Extracted records:
+ + + + +

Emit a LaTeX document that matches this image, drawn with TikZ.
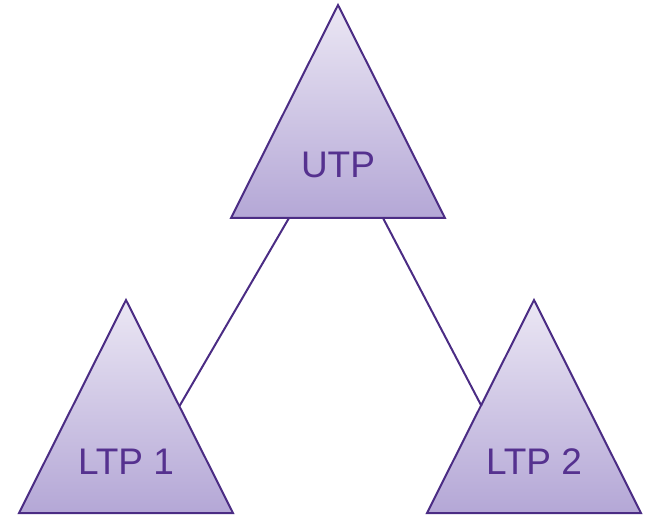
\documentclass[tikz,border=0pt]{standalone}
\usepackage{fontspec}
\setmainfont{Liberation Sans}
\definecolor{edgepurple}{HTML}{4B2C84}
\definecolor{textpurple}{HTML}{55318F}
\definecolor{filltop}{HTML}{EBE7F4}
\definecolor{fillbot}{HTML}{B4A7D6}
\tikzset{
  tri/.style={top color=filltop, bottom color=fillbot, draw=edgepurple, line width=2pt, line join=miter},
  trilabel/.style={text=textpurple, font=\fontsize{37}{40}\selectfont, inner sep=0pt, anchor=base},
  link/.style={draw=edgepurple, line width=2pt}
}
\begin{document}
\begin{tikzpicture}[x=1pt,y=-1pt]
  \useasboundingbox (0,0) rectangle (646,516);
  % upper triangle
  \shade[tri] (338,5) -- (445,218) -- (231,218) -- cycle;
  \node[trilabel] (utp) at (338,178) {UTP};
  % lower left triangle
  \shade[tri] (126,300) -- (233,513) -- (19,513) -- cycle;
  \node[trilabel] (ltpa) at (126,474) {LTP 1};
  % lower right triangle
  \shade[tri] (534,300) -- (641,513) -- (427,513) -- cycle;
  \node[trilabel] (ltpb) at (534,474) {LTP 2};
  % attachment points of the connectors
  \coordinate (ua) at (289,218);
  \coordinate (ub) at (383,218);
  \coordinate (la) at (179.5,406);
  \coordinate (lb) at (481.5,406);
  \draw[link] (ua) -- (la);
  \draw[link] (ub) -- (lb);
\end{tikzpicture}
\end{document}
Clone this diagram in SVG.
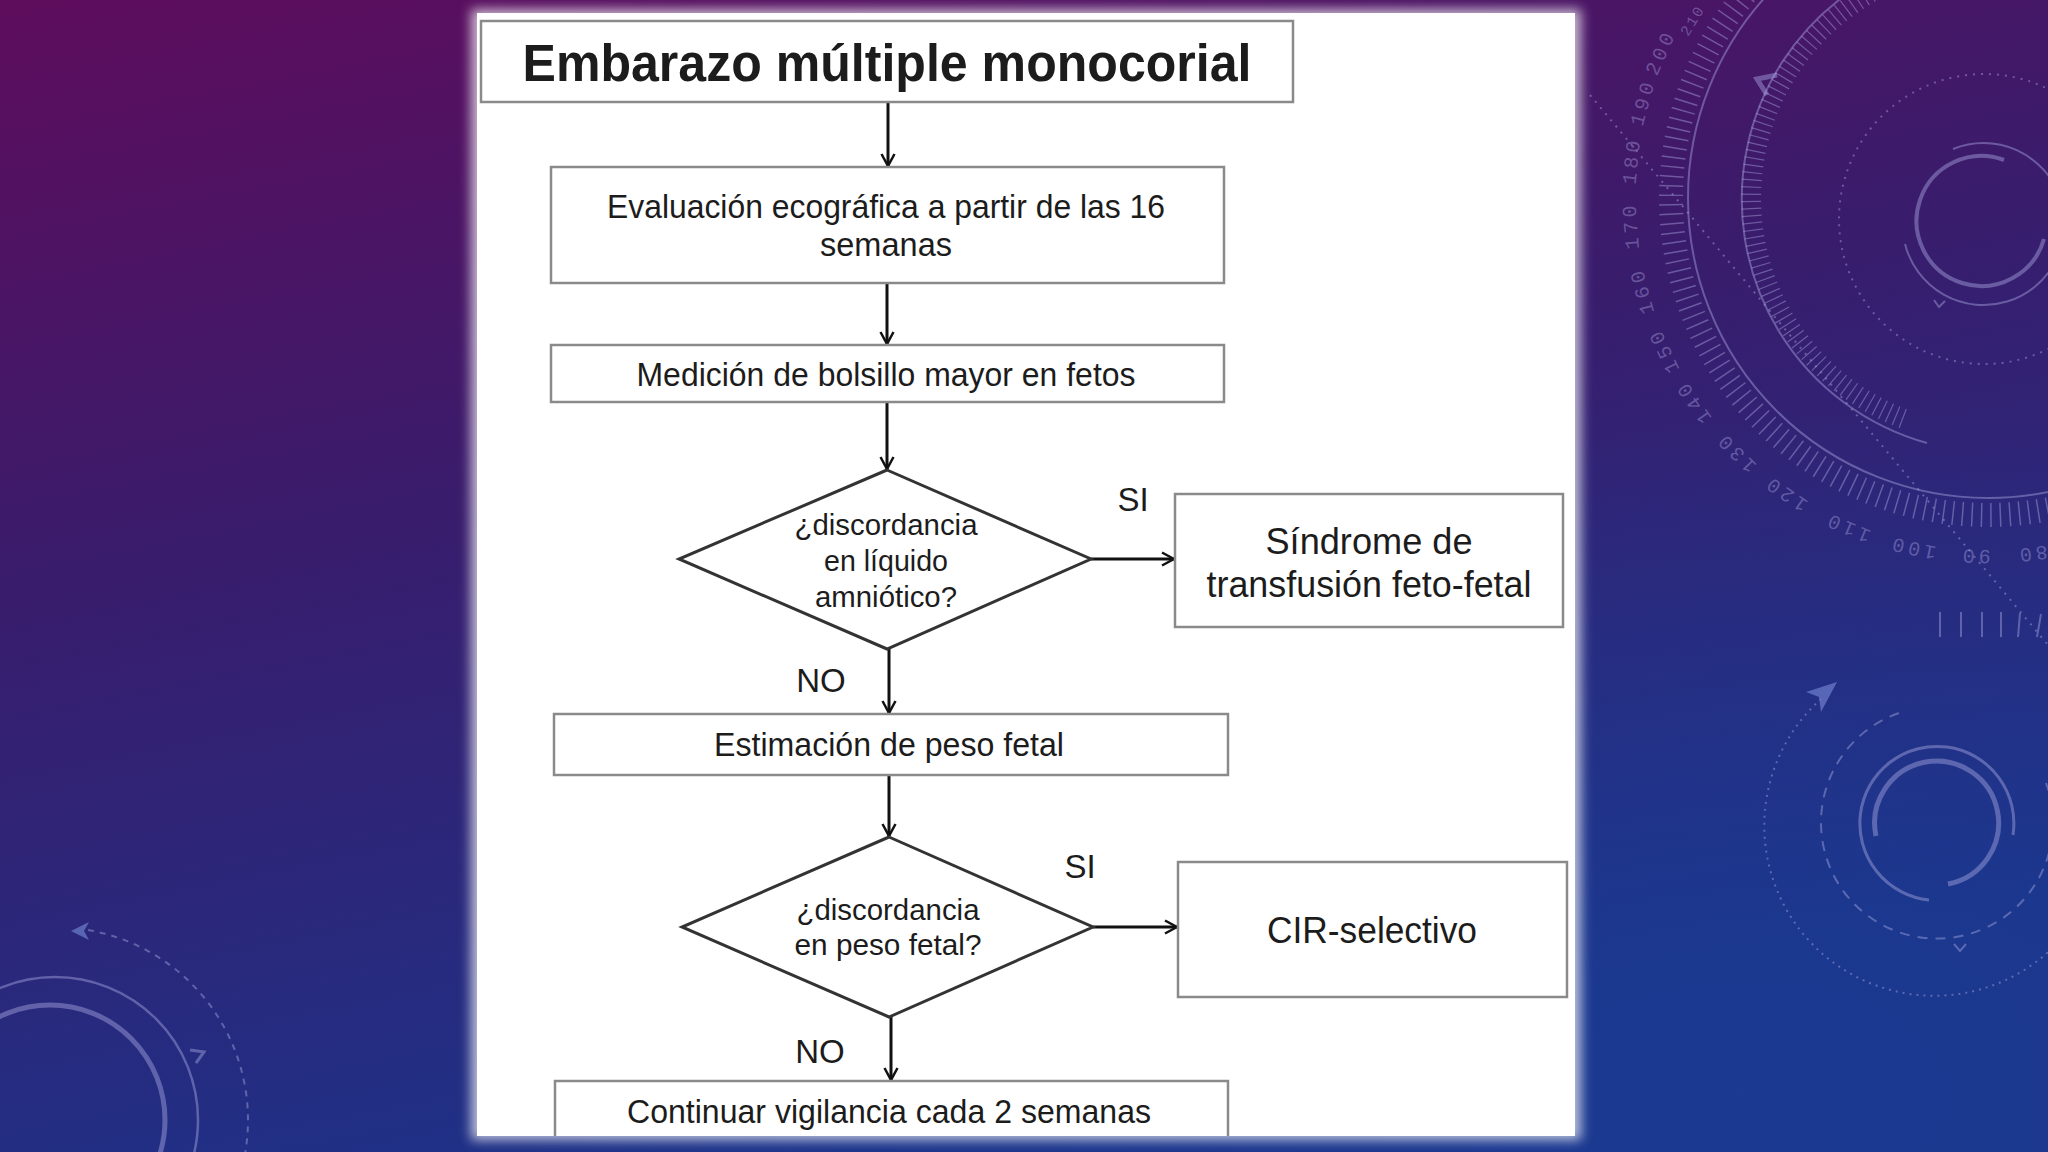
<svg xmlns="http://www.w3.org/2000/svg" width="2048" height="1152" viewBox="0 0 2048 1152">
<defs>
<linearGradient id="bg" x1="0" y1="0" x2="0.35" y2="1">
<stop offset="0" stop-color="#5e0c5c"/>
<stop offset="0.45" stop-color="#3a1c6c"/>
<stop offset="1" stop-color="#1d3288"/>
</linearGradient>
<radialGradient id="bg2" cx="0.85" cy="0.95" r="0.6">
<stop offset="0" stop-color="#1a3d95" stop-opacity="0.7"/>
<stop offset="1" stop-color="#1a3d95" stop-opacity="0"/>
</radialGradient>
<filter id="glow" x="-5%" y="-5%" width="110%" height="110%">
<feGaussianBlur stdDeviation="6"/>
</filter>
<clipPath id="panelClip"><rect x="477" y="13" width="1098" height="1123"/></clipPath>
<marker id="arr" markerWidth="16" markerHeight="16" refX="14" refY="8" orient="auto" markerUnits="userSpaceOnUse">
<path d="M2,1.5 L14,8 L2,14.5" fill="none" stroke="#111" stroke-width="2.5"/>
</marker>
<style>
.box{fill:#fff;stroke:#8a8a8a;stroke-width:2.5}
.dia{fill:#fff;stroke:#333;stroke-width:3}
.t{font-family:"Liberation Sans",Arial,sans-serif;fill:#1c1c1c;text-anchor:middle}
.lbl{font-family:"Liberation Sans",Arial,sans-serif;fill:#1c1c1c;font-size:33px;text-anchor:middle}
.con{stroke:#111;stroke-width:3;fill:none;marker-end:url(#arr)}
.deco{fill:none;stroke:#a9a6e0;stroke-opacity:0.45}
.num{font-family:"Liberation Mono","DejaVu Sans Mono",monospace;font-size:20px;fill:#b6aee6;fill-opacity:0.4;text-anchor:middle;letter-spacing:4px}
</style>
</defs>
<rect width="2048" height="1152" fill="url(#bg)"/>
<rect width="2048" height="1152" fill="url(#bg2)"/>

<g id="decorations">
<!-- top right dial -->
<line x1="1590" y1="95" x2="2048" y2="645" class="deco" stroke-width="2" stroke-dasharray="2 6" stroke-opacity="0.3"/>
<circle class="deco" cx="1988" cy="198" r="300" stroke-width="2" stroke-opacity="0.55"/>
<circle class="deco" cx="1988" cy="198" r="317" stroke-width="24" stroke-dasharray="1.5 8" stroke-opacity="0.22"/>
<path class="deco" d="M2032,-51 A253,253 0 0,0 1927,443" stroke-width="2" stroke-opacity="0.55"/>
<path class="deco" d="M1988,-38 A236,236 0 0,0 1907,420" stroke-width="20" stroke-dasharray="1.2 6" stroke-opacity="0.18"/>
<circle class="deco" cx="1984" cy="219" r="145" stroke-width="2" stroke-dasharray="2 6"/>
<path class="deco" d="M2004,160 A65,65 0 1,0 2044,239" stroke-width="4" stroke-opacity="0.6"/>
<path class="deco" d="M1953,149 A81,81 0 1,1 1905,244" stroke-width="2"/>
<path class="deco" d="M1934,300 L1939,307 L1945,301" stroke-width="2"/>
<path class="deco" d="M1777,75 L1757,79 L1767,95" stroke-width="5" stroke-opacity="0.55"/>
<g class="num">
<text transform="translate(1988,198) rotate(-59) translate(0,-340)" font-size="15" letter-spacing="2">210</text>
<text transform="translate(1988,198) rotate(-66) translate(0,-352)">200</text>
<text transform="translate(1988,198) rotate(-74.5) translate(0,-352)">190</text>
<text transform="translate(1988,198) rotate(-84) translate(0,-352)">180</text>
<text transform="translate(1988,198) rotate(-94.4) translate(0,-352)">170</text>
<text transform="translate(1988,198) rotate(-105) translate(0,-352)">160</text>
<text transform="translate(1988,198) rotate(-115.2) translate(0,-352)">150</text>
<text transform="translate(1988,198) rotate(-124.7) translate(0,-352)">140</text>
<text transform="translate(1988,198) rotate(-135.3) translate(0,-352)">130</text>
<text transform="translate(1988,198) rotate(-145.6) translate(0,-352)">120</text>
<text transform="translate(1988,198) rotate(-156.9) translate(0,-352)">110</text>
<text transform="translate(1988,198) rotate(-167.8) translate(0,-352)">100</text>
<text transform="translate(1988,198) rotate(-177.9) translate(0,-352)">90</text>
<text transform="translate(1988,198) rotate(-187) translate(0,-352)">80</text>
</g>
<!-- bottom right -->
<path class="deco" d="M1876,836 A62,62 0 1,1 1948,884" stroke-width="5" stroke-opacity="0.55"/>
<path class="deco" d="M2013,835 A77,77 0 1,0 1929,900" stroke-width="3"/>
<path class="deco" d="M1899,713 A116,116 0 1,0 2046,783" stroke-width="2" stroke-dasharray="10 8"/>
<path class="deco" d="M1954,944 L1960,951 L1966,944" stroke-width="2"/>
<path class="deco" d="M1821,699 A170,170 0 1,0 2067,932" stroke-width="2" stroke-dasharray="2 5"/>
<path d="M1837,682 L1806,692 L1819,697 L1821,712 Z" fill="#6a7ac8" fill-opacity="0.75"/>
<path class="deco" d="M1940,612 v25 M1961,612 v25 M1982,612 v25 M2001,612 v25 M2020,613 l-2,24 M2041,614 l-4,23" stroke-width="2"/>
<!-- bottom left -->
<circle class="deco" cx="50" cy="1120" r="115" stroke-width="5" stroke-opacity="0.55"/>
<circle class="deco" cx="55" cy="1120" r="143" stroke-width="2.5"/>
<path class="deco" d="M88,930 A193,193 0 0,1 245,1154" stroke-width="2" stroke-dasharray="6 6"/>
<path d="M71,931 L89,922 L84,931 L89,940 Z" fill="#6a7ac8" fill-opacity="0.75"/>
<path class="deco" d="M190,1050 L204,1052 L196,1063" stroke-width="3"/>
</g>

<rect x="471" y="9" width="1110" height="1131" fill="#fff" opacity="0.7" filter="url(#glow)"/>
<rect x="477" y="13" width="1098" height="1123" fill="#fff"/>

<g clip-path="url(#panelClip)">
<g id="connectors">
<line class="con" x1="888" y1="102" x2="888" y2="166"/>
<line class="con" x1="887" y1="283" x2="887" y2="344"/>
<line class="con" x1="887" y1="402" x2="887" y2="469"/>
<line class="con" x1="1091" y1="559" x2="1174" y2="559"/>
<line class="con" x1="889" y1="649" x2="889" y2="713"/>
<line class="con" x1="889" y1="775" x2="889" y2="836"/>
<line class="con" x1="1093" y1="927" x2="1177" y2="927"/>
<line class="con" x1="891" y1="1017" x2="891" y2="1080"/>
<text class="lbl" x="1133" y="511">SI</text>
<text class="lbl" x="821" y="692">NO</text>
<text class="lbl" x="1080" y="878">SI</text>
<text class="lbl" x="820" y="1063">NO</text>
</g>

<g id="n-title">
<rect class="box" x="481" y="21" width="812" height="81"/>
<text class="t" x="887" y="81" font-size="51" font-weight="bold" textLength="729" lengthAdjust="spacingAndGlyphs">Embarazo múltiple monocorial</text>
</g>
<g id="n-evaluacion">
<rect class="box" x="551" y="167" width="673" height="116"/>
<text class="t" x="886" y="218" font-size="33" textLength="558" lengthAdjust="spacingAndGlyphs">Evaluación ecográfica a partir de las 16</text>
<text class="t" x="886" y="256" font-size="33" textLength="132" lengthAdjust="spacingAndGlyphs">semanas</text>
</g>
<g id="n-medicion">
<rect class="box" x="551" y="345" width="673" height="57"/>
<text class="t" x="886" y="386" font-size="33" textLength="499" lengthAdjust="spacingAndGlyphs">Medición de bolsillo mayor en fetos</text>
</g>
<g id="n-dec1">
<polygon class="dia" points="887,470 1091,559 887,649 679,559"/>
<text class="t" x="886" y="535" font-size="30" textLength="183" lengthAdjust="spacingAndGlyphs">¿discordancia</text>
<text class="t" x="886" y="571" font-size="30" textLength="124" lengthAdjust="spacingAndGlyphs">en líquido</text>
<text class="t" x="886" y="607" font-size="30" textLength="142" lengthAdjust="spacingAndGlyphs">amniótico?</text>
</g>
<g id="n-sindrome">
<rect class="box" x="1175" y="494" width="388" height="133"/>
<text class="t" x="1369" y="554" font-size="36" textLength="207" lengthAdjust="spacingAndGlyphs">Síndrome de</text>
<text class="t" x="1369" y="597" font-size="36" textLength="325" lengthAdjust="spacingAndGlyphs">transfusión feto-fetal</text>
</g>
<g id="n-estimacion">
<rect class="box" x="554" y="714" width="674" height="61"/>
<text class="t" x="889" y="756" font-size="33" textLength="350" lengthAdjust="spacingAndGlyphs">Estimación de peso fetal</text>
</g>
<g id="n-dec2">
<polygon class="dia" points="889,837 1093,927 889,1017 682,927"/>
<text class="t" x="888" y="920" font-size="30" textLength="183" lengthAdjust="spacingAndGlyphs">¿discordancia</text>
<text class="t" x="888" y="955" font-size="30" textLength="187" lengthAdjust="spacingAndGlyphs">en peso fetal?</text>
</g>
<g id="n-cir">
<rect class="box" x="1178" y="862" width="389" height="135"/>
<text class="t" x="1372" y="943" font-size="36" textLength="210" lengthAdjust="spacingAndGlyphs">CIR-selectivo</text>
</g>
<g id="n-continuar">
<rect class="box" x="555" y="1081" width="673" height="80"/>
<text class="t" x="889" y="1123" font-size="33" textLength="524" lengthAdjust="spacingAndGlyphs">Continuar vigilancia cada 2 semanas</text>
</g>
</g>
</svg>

+ + + + +

Pull out each line of the records holding the string "this".

Emit a LaTeX document that matches this image, drawn with TikZ.
Clone this diagram in SVG.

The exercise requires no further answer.